Retrieval of Ice Cloud Parameters Using the Advanced Microwave Sounding Unit

Abstract

An algorithm is developed to derive cloud ice water path (IWP) and ice particle effective diameters D_e from the advanced microwave sounding unit (AMSU) measurements. In the algorithm, both IWP and D_e are related to the ice particle scattering parameters, which are determined from the AMSU 89- and 150-GHz measurements. The ratio of the scattering parameters measured at two frequencies provides a direct estimate of D_e. IWP is then derived from the scattering parameter at 150 GHz with the derived D_e and the constant bulk volume density. A screening procedure is developed to discriminate the scattering signatures between atmospheric clouds and surface materials. The major error sources affecting the retrievals are identified. The errors of retrieved effective diameter are primarily controlled by the errors in estimating cloud-base brightness temperatures at 89 and 150 GHz and the errors of the bulk volume density. It is shown that D_e possibly contains an error of 5%–20%. For the retrieval of cloud ice water path, the errors are influenced by the uncertainties in estimated cloud-base brightness temperature, retrieved particle effective diameter, and particle volume density.

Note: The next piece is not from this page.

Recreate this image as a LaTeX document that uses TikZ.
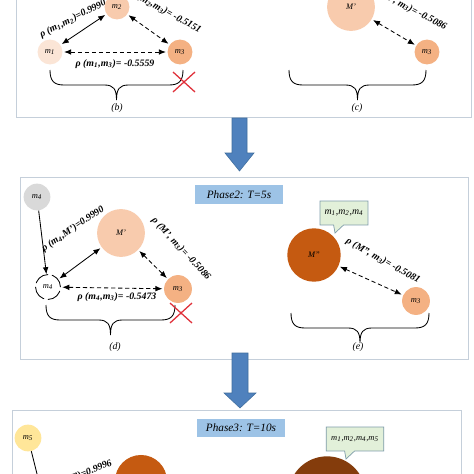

A 30% error in bulk volume would alone result in a 25% error in retrieved IWP. The algorithm is applied for various weather events and can primarily detect the precipitating ice clouds as well as thick nonprecipitating clouds because of an increasing sensitivity of AMSU measurements at 150 GHz to smaller particle sizes. These results demonstrate the use of 89- and 150-GHz channels for studying the ice cloud properties and their spatial variability under various atmospheric environments.